VON RIBBENTROP: We naturally had close co-operation with Italy. By that I mean that in the further course of war, we were forced to all intents and purposes to take charge of all military operations there ourselves, or, at least, to take joint charge of them.
Co-operation with Japan was very difficult, for the simple reason that we could communicate with the Japanese Government only by air. We had contact with them from time to time through U-boats, but there was no co-ordinated military or political plan of campaign. I believe that on this point General Marshall’s view is correct, namely, that there was no close strategic co-operation or planning of any kind; and, really, there was not any.
DR. HORN: How was co-operation with Italy?
VON RIBBENTROP: As I have just said, we naturally had very close co-operation with Italy, but difficulties arose through the many heterogeneous influences at work; and Italy proved herself, right from the start, to be a very weak ally in every respect.
DR. HORN: Why, in the course of the Russian campaign, did you suggest to Hitler the conclusion of separate peace agreements?
VON RIBBENTROP: A certain atmosphere of confidence between the Soviet Government and ourselves had been created at Moscow, between Stalin, Molotov and myself, and also extending to the Führer. For instance, the Führer told me that he had confidence in Stalin, whom he considered one of the really great men of history, and whose creation of the Red Army he thought a tremendous achievement; but that one could never tell what might happen. The power of the Soviets had grown and developed enormously. It was very difficult to know how to deal with Russia and make an agreement with her again. I myself always tried, through diplomatic and other channels, to maintain contact to a certain extent, because I still believed and hoped that some sort of peace could be made which would relieve Germany in the East and allow her to concentrate her forces in the West and even lead, perhaps, to a general peace. With this in view, I proposed to the Führer, for the first time, in the winter of 1942, it was before Stalingrad, that an agreement should be reached with Russia. I did that after the Anglo-American landing in Africa which caused me great misgivings. Adolf Hitler—I met him in the train at Bamberg—most emphatically rejected the idea of any such peace or peace feelers, because he thought that if it became known, it would be liable to create a spirit of defeatism, et cetera. I had suggested to him at the time that we should negotiate peace with Russia on a very moderate basis.
Secondly, in 1943, I again advised the Führer in a lengthy, written exposition, to seek such a peace. I think it was after the collapse of Italy. The Führer was at that time open to consider such a peace; and he drafted a possible mutual line of demarcation which might be adopted, and said that he would let me know definitely on the following day. Next day, however, I did not receive any authorization or directive from him. I think that the Führer probably felt that it was impossible to heal the breach between National Socialism and communism and that such a peace would be no more than an armistice.
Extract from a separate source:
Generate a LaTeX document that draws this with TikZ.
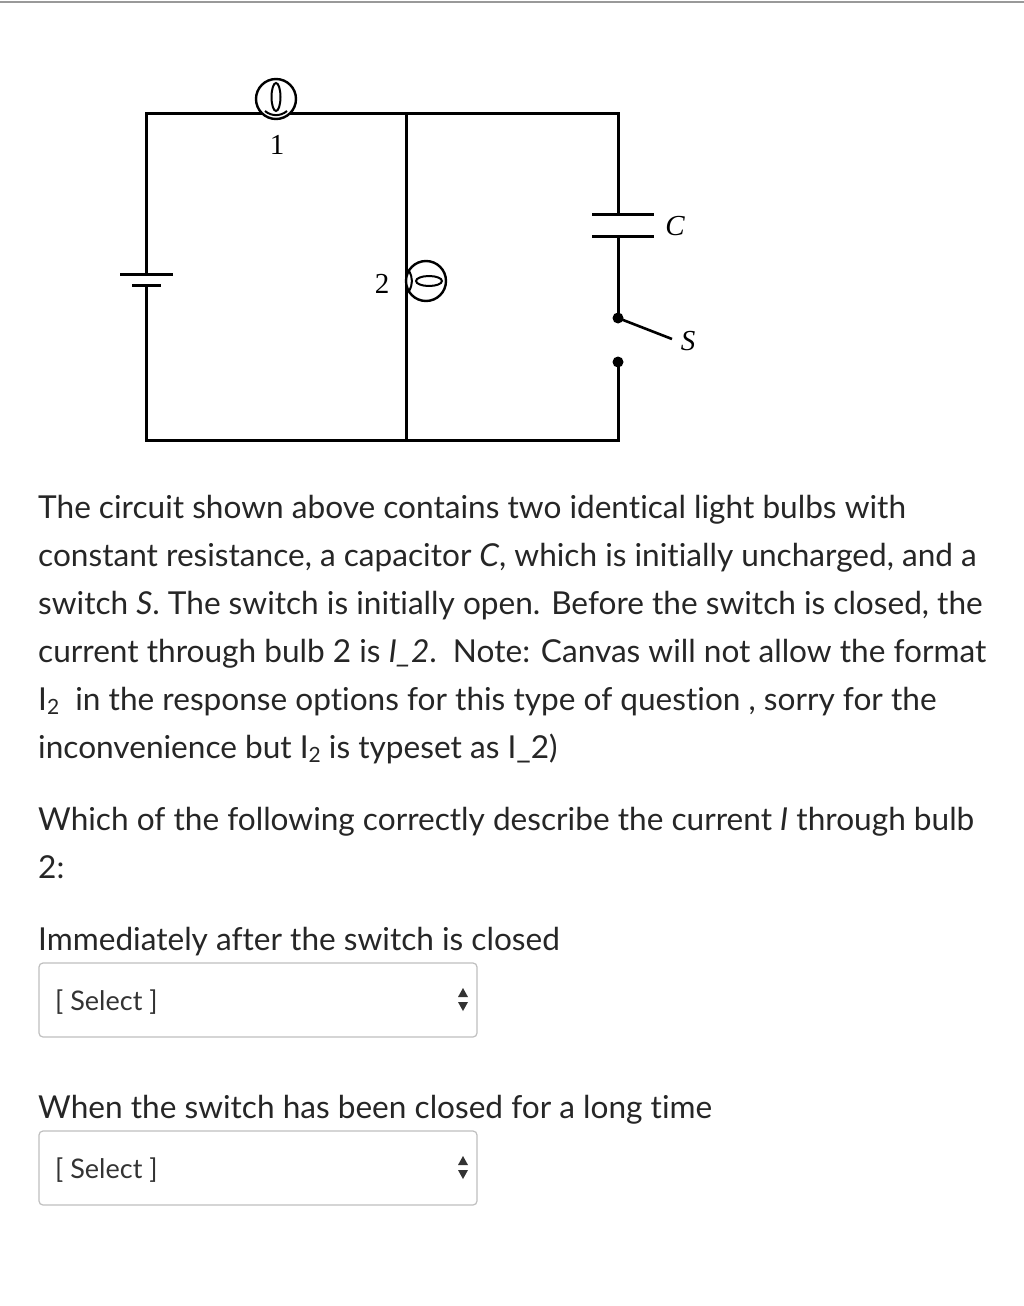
\documentclass[tikz,border=0pt]{standalone}
\usepackage{fontspec}
\setmainfont{Lato}[Ligatures=NoCommon]
\newfontfamily\serifc{Liberation Serif}
\begin{document}
\begin{tikzpicture}[x=1pt,y=-1pt,
  wire/.style={line width=3pt,line cap=rect},
  txt/.style={anchor=base west,inner sep=0pt,font=\fontsize{31.6}{31.6}\selectfont,text=black!85},
  lbl/.style={font=\serifc\fontsize{29}{29}\selectfont,inner sep=0pt},
  selbox/.style={draw=black!25,line width=1.2pt,rounded corners=4pt,fill=white},
  seltxt/.style={anchor=base west,inner sep=0pt,font=\fontsize{27}{27}\selectfont,text=black!80}]
\useasboundingbox (0,0) rectangle (1024,1306);
\fill[white] (0,0) rectangle (1024,1306);
\draw[black!40,line width=1.5pt] (0,2) -- (1024,2);
% circuit
\coordinate (tl) at (146,113); \coordinate (tm) at (406,113); \coordinate (tr) at (618,113);
\coordinate (bl) at (146,440); \coordinate (bm) at (406,440); \coordinate (br) at (618,440);
\coordinate (bat1) at (146,274); \coordinate (bat2) at (146,285);
\coordinate (c1) at (618,214); \coordinate (c2) at (618,236);
\coordinate (s1) at (618,318); \coordinate (s2) at (618,362); \coordinate (sx) at (672,339);
\draw[wire] (bat1) -- (tl) -- (tr) -- (c1);
\draw[wire] (c2) -- (s1);
\draw[wire] (s2) -- (br) -- (bl) -- (bat2);
\draw[wire] (tm) -- (bm);
\draw[wire] (121,274) -- (171,274);
\draw[wire] (133,285) -- (159,285);
\draw[wire] (593,214) -- (652,214);
\draw[wire] (593,236) -- (652,236);
\draw[line width=2.6pt] (s1) -- (sx);
\fill (s1) circle (5.5); \fill (s2) circle (5.5);
\node[draw,line width=2.4pt,circle,minimum size=40pt,inner sep=0pt,fill=white] (b1) at (276,99) {};
\draw[line width=2pt] (276,97) ellipse (4.5 and 14);
\draw[line width=2pt] (265,111) to[bend right=40] (287,111);
\node[draw,line width=2.4pt,circle,minimum size=40pt,inner sep=0pt,fill=white] (b2) at (426,281) {};
\draw[line width=2pt] (429,281) ellipse (13 and 5);
\draw[line width=2pt] (409,271) to[bend left=30] (409,291);
\node[lbl] (l1) at (277,145) {1};
\node[lbl] (l2) at (382,284) {2};
\node[lbl] (lc) at (675,226) {\itshape C};
\node[lbl] (ls) at (688,341) {\itshape S};
% text
\newcommand\subtwo{\raisebox{-4.5pt}{\fontsize{21}{21}\selectfont 2}}
\node[txt] at (38,518) {The circuit shown above contains two identical light bulbs with};
\node[txt] at (38,566) {constant resistance, a capacitor \textit{C}, which is initially uncharged, and a};
\node[txt] at (38,614) {switch \textit{S}. The switch is initially open. Before the switch is closed, the};
\node[txt] at (38,662) {current through bulb 2 is \textit{I\_2}.\ \ Note: Canvas will not allow the format};
\node[txt] at (38,710) {I\subtwo\ \ in the response options for this type of question , sorry for the};
\node[txt] at (38,758) {inconvenience but I\subtwo\ is typeset as I\_2)};
\node[txt] at (38,830) {Which of the following correctly describe the current \textit{I} through bulb};
\node[txt] at (38,878) {2:};
\node[txt] at (38,950) {Immediately after the switch is closed};
\draw[selbox] (39,963) rectangle (477,1037);
\node[seltxt] at (55,1010) {[ Select ]};
\fill[black!80] (458,997) -- (468,997) -- (463,988) -- cycle;
\fill[black!80] (458,1002) -- (468,1002) -- (463,1011) -- cycle;
\node[txt] at (38,1118) {When the switch has been closed for a long time};
\draw[selbox] (39,1131) rectangle (477,1205);
\node[seltxt] at (55,1178) {[ Select ]};
\fill[black!80] (458,1165) -- (468,1165) -- (463,1156) -- cycle;
\fill[black!80] (458,1170) -- (468,1170) -- (463,1179) -- cycle;
\end{tikzpicture}
\end{document}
I made one or two further attempts but the Führer held the view that a decisive military success must be achieved first, and only after that could we start negotiations, otherwise the negotiations would be useless.
If I were asked to express an opinion as to whether such negotiations would have been likely to succeed, I would say that I think it very doubtful. I believe that, considering the strong stand taken by our opponents, especially England, even since the beginning of the war, there was never any real chance of Germany’s attaining peace; and that holds good for both the East and the West. And I am convinced that with the formulation at Casablanca of the demand for unconditional surrender, the possibility ceased entirely to exist. I base my opinion not on purely abstract considerations, but on continuous feelers, made through indirect channels, often unidentifiable as such, by the other side, and which expressed the opinion of important personalities with a guiding influence on policy in those countries. They were determined to fight it out to the bitter end. I think the Führer was right when he said that such negotiations would serve no purpose.
DR. HORN: To come to a different subject, the witness Lahousen has testified here that in September 1939 a conversation took place in Hitler’s private train at which you were also present, and which dealt with the instigation of a rebellion in the Polish Ukraine. What led to this conversation and what part did you play in the discussion?